Estos primeros días de Septiembre, hasta cierto punto
otoñales, pero tiende de nuevo a veranillo postrero, han sido bastante
contemplivos.
He pensado sobre algunas cosas sobre mis habilidades y demás.
Me explico.
Durante mucho tiempo —y creo que aún sigo pensándolo— escribir una novela
pasaba por ser el súmmum de mi éxito individual. Pero claro yo quería escribir
un libro de ficción alucinante, fascinante y sobre todas las cosas, bien
escrito. Yo no quiero escribir un libro por escribir un libro, mi pequeña
ambición es que sea un texto que guste al menos a los lectores que más respeto:
lo de la literatura real. Pero nunca lo he hecho. Mi boceto de una novela sobre
un viaje a la Antártida, que he referido muchas veces, sigue inconcluso y hay
miles de ideas que bullen pero que son como las estrellas fugaces en las noches
de San Lorenzo, polvo, piedras o mierda de astronauta brillando antes de
calcinarse. Nunca las suelo apuntar ya, porque ¿pa qué? Sé positivamente que
jamás escribiré esa novela, ni ninguna otra. No pienso terminar una cosa por
acabarla siendo sólo un amasijo de frases sin coherencia formal, sin ningún
peso, sin ninguna enjundia.
Me quedo mirando a un punto fijo incierto y lejano, más allá
de la pared o el techo que contemplo. Paralizado tengo que juntar las ganas para
hacer cualquier cosa. No ya algo levemente artístico, sino lo meramente
funcional. Levantarme de la cama, enfundarme la pierna en una bolsa de plástico
para ducharme, hacer la comida o la cena… Al final lo hago a duras penas. El
trabajo lo hago más por inercia, aunque procrastino un poco siempre que puedo.

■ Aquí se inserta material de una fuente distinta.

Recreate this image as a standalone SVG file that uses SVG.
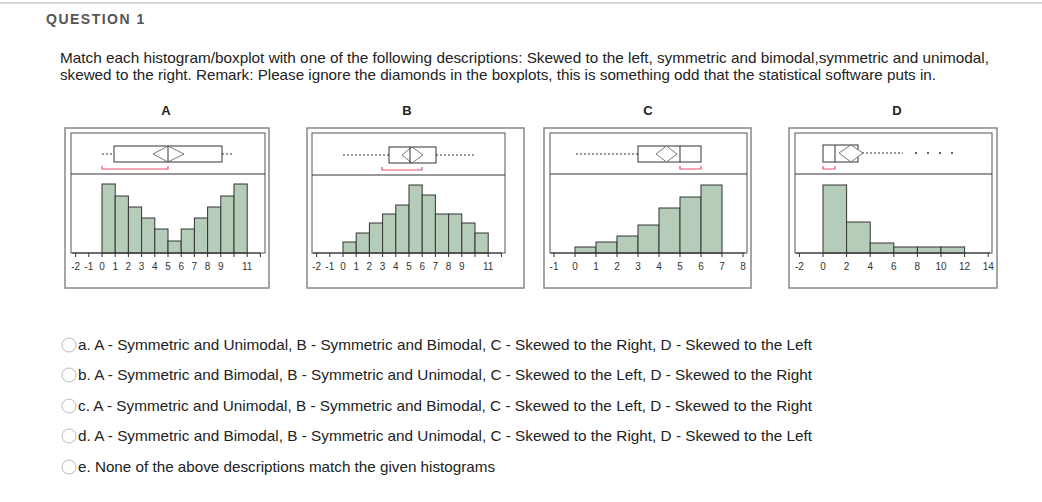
<svg xmlns="http://www.w3.org/2000/svg" width="1042" height="502" viewBox="0 0 1042 502">
<style>
text{font-family:"Liberation Sans",Arial,sans-serif;fill:#222}
.q{font-size:14px;font-weight:bold;fill:#555;letter-spacing:1.5px}
.p{font-size:14.5px}
.o{font-size:15px}
.t{font-size:13px;font-weight:bold;text-anchor:middle}
.tk{font-size:10px;text-anchor:middle;fill:#333}
.outer{fill:#fff;stroke:#888;stroke-width:1.5}
.inner{fill:none;stroke:#555;stroke-width:1}
.bar{fill:#b5cdb8;stroke:#333;stroke-width:1}
.ln{stroke:#333;stroke-width:1;fill:none}
.box{fill:#fff;stroke:#333;stroke-width:1}
.dia{fill:#fff;stroke:#555;stroke-width:0.8}
.wh{stroke:#333;stroke-width:1;stroke-dasharray:2,2}
.red{stroke:#e8506a;stroke-width:1.2;fill:none}
.rad{fill:#fff;stroke:#bbb;stroke-width:1}
</style>
<rect width="1042" height="502" fill="#fff"/>
<line x1="0" y1="3" x2="1042" y2="3" stroke="#ccc" stroke-width="1.5"/>
<text class="q" x="46" y="24">QUESTION 1</text>
<text class="p" x="60" y="63" textLength="929" lengthAdjust="spacingAndGlyphs">Match each histogram/boxplot with one of the following descriptions: Skewed to the left, symmetric and bimodal,symmetric and unimodal,</text>
<text class="p" x="60" y="80" textLength="876" lengthAdjust="spacingAndGlyphs">skewed to the right. Remark: Please ignore the diamonds in the boxplots, this is something odd that the statistical software puts in.</text>

<g id="A">
<text class="t" x="166" y="115">A</text>
<rect class="outer" x="65" y="128" width="204" height="160"/>
<rect class="inner" x="71" y="133" width="194" height="120"/>
<line class="ln" x1="71" y1="174" x2="265" y2="174"/>
<line class="wh" x1="102" y1="154" x2="114" y2="154"/><line class="wh" x1="222" y1="154" x2="234" y2="154"/>
<rect class="box" x="114" y="146" width="108" height="16"/>
<polygon class="dia" points="153,154 168,146 184,154 168,162"/>
<line class="ln" x1="168" y1="146" x2="168" y2="162"/>
<path class="red" d="M102,166V169H168V166"/>
<g>
<rect class="bar" x="102" y="184" width="13.2" height="69"/>
<rect class="bar" x="115.2" y="196" width="13.2" height="57"/>
<rect class="bar" x="128.4" y="207" width="13.2" height="46"/>
<rect class="bar" x="141.6" y="218" width="13.2" height="35"/>
<rect class="bar" x="154.8" y="229" width="13.2" height="24"/>
<rect class="bar" x="168" y="241" width="13.2" height="12"/>
<rect class="bar" x="181.2" y="229" width="13.2" height="24"/>
<rect class="bar" x="194.4" y="218" width="13.2" height="35"/>
<rect class="bar" x="207.6" y="207" width="13.2" height="46"/>
<rect class="bar" x="220.8" y="196" width="13.2" height="57"/>
<rect class="bar" x="234" y="184" width="13.2" height="69"/>
</g>
<line class="ln" x1="72" y1="253" x2="260" y2="253"/>
<path class="ln" d="M75.6,253v4M88.8,253v4M102,253v4M115.2,253v4M128.4,253v4M141.6,253v4M154.8,253v4M168,253v4M181.2,253v4M194.4,253v4M207.6,253v4M220.8,253v4M234,253v4M247.2,253v4M260.4,253v4"/>
<text class="tk" y="270"><tspan x="75.6">-2</tspan><tspan x="88.8">-1</tspan><tspan x="102">0</tspan><tspan x="115.2">1</tspan><tspan x="128.4">2</tspan><tspan x="141.6">3</tspan><tspan x="154.8">4</tspan><tspan x="168">5</tspan><tspan x="181.2">6</tspan><tspan x="194.4">7</tspan><tspan x="207.6">8</tspan><tspan x="220.8">9</tspan><tspan x="247.2">11</tspan></text>
</g>

<g id="B">
<text class="t" x="407" y="115">B</text>
<rect class="outer" x="307" y="128" width="217" height="160"/>
<rect class="inner" x="312" y="133" width="193" height="120"/>
<line class="ln" x1="312" y1="175" x2="505" y2="175"/>
<line class="wh" x1="343" y1="155" x2="389" y2="155"/><line class="wh" x1="436" y1="155" x2="475" y2="155"/>
<rect class="box" x="389" y="147" width="47" height="16"/>
<polygon class="dia" points="402,155 412,147 423,155 412,163"/>
<line class="ln" x1="410" y1="147" x2="410" y2="163"/>
<path class="red" d="M382,167V170H422V167"/>
<g>
<rect class="bar" x="343" y="242" width="13.2" height="11"/>
<rect class="bar" x="356.2" y="233" width="13.2" height="20"/>
<rect class="bar" x="369.4" y="223" width="13.2" height="30"/>
<rect class="bar" x="382.6" y="214" width="13.2" height="39"/>
<rect class="bar" x="395.8" y="205" width="13.2" height="48"/>
<rect class="bar" x="409" y="185" width="13.2" height="68"/>
<rect class="bar" x="422.2" y="195" width="13.2" height="58"/>
<rect class="bar" x="435.4" y="214" width="13.2" height="39"/>
<rect class="bar" x="448.6" y="214" width="13.2" height="39"/>
<rect class="bar" x="461.8" y="223" width="13.2" height="30"/>
<rect class="bar" x="475" y="233" width="13.2" height="20"/>
</g>
<line class="ln" x1="313" y1="253" x2="502" y2="253"/>
<path class="ln" d="M316.6,253v4M329.8,253v4M343,253v4M356.2,253v4M369.4,253v4M382.6,253v4M395.8,253v4M409,253v4M422.2,253v4M435.4,253v4M448.6,253v4M461.8,253v4M475,253v4M488.2,253v4M501.4,253v4"/>
<text class="tk" y="270"><tspan x="316.6">-2</tspan><tspan x="329.8">-1</tspan><tspan x="343">0</tspan><tspan x="356.2">1</tspan><tspan x="369.4">2</tspan><tspan x="382.6">3</tspan><tspan x="395.8">4</tspan><tspan x="409">5</tspan><tspan x="422.2">6</tspan><tspan x="435.4">7</tspan><tspan x="448.6">8</tspan><tspan x="461.8">9</tspan><tspan x="488.2">11</tspan></text>
</g>

<g id="C">
<text class="t" x="648" y="115">C</text>
<rect class="outer" x="544" y="128" width="207" height="160"/>
<rect class="inner" x="550" y="133" width="197" height="120"/>
<line class="ln" x1="550" y1="174" x2="747" y2="174"/>
<line class="wh" x1="576" y1="154" x2="638" y2="154"/>
<rect class="box" x="638" y="146" width="63" height="16"/>
<polygon class="dia" points="656,154 666.5,146 677,154 666.5,162"/>
<line class="ln" x1="680" y1="146" x2="680" y2="162"/>
<path class="red" d="M680,166V169H701V166"/>
<g>
<rect class="bar" x="575" y="247" width="21" height="6"/>
<rect class="bar" x="596" y="242" width="21" height="11"/>
<rect class="bar" x="617" y="236" width="21" height="17"/>
<rect class="bar" x="638" y="225" width="21" height="28"/>
<rect class="bar" x="659" y="208" width="21" height="45"/>
<rect class="bar" x="680" y="197" width="21" height="56"/>
<rect class="bar" x="701" y="185" width="21" height="68"/>
</g>
<line class="ln" x1="551" y1="253" x2="745" y2="253"/>
<path class="ln" d="M554,253v4M575,253v4M596,253v4M617,253v4M638,253v4M659,253v4M680,253v4M701,253v4M722,253v4M743,253v4"/>
<text class="tk" y="270"><tspan x="554">-1</tspan><tspan x="575">0</tspan><tspan x="596">1</tspan><tspan x="617">2</tspan><tspan x="638">3</tspan><tspan x="659">4</tspan><tspan x="680">5</tspan><tspan x="701">6</tspan><tspan x="722">7</tspan><tspan x="743">8</tspan></text>
</g>

<g id="D">
<text class="t" x="897" y="115">D</text>
<rect class="outer" x="789" y="128" width="208" height="160"/>
<rect class="inner" x="795" y="133" width="197" height="120"/>
<line class="ln" x1="795" y1="174" x2="992" y2="174"/>
<line class="wh" x1="858" y1="153" x2="903" y2="153"/>
<g fill="#333"><circle cx="916" cy="153" r="1"/><circle cx="928" cy="153" r="1"/><circle cx="940" cy="153" r="1"/><circle cx="952" cy="153" r="1"/></g>
<rect class="box" x="823" y="145" width="35" height="17"/>
<polygon class="dia" points="839,153 851,145 863,153 851,162"/>
<line class="ln" x1="835" y1="145" x2="835" y2="162"/>
<path class="red" d="M823,166V169H835V166"/>
<g>
<rect class="bar" x="823" y="185" width="23.6" height="68"/>
<rect class="bar" x="846.6" y="222" width="23.6" height="31"/>
<rect class="bar" x="870.2" y="243" width="23.6" height="10"/>
<rect class="bar" x="893.8" y="247" width="23.6" height="6"/>
<rect class="bar" x="917.4" y="247" width="23.6" height="6"/>
<rect class="bar" x="941" y="247" width="23.6" height="6"/>
</g>
<line class="ln" x1="796" y1="253" x2="990" y2="253"/>
<path class="ln" d="M799.4,253v4M823,253v4M846.6,253v4M870.2,253v4M893.8,253v4M917.4,253v4M941,253v4M964.6,253v4M988.2,253v4"/>
<text class="tk" y="270"><tspan x="799.4">-2</tspan><tspan x="823">0</tspan><tspan x="846.6">2</tspan><tspan x="870.2">4</tspan><tspan x="893.8">6</tspan><tspan x="917.4">8</tspan><tspan x="941">10</tspan><tspan x="964.6">12</tspan><tspan x="988.2">14</tspan></text>
</g>

<g id="options">
<circle class="rad" cx="69" cy="345" r="7"/>
<text class="o" x="78" y="350" textLength="734" lengthAdjust="spacingAndGlyphs">a. A - Symmetric and Unimodal, B - Symmetric and Bimodal, C - Skewed to the Right, D - Skewed to the Left</text>
<circle class="rad" cx="69" cy="375" r="7"/>
<text class="o" x="78" y="380" textLength="734" lengthAdjust="spacingAndGlyphs">b. A - Symmetric and Bimodal, B - Symmetric and Unimodal, C - Skewed to the Left, D - Skewed to the Right</text>
<circle class="rad" cx="69" cy="406" r="7"/>
<text class="o" x="78" y="411" textLength="734" lengthAdjust="spacingAndGlyphs">c. A - Symmetric and Unimodal, B - Symmetric and Bimodal, C - Skewed to the Left, D - Skewed to the Right</text>
<circle class="rad" cx="69" cy="436" r="7"/>
<text class="o" x="78" y="441" textLength="734" lengthAdjust="spacingAndGlyphs">d. A - Symmetric and Bimodal, B - Symmetric and Unimodal, C - Skewed to the Right, D - Skewed to the Left</text>
<circle class="rad" cx="69" cy="467" r="7"/>
<text class="o" x="78" y="472" textLength="417" lengthAdjust="spacingAndGlyphs">e. None of the above descriptions match the given histograms</text>
</g>
</svg>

Vivir con dolor tendrá algo que ver en todo esto, supongo, pero el desencanto
venía ya de antes. ¿Quién sabe cuál lejano es? La anhedonia es un hecho, solo interrumpida
por unos garfios que desgarran mi carne desde dentro. En realidad, las venas
oprimiendo henchidas de sangre retenida. A diferencia de otros episodios de
vacío, no estoy ni triste ni demasiado ansioso, tan sólo noto que la vida es insípida,
pasa rápido y no ofrece ningún aliciente. Desganado estoy, aunque ojalá también
lo estuviese mi boca y mi barriga… lo soporto bien pero es mejor comer a diente
libre y sin cribar alimentos con el tamiz de mi vergüenza ante la báscula.
Todo esto lleva a pasearme por los días y las semanas como una
madera a la deriva con el piloto de las corrientes como único navegador. Vivir
tan al día tiene la ventaja de no agobiarse por el futuro, pero por otra parte “malgastas”
tiempos en entretenimientos vacuos de internet. ¡Qué feliz sería si leer no me
agobiase tanto! Lo intento y lo intento, y solo logro acabar algún tebeo suelto
o un artículo de algo que me interese. Quiero ver series largas y densas, de
esas que tanto me gustan, pero tampoco lo consigo.
Esto ya lo he contado mil veces por aquí. Debiera hacer dieta también de internet
y sus pamplinas, de ese fastfood interminable de reels, fotos, videos y
canciones espantosas… pero alivia mi maldito sino de niño gordo, de adolescente
stalinista, de adulto stajanovista fake que lo único que quiere es descansar y
cuando puedo descansar hay algo —ora dolores ora nervios— que no me deja y es
cuando la vida, que ya perdió su encanto y su brillito, aparece cruda, llena de
muerte y artificio. Cuando me pongo así tengo la distorsión —pero también una
seguridad de que eso esconde una verdad— de que nadie me soporta, que sólo
vienen por un interés oculto, pero viene tan poca gente en realidad.
El trabajo
lleva acarrado una preocupación monetaria que me agobia, siempre facturas,
siempre hay que acordarse de una burocracia o el pago tal o hacerlas para ganar
el sustento. Quizá por eso llevo mal los constantes gurús ultraliberales
siempre con el dinero en la boca y las conversaciones sobre el tema. Por eso
quizá me siento cada vez más atraído por regímenes imposibles del pasado y por
los países antiguos no alineados con Occidente, cuna de mucho sufrimiento del
mundo actual. Ni me importan vuestros coches, vuestro fútbol, las polémicas del
día, vuestros grupos ni vuestra música, vuestras bodas de mierda, vuestro salir
los findes, vuestros viajes como si fueseis exploradores y no dejáis de ser
turistas pedantes, todo ese oropel… en fin, que me embalo.
Algo ha desecado la burbuja mameluca, y puede que sea que se ha podrido el
núcleo.
Al final cuando vives en esta zozobra el problema es todo y uno mismo.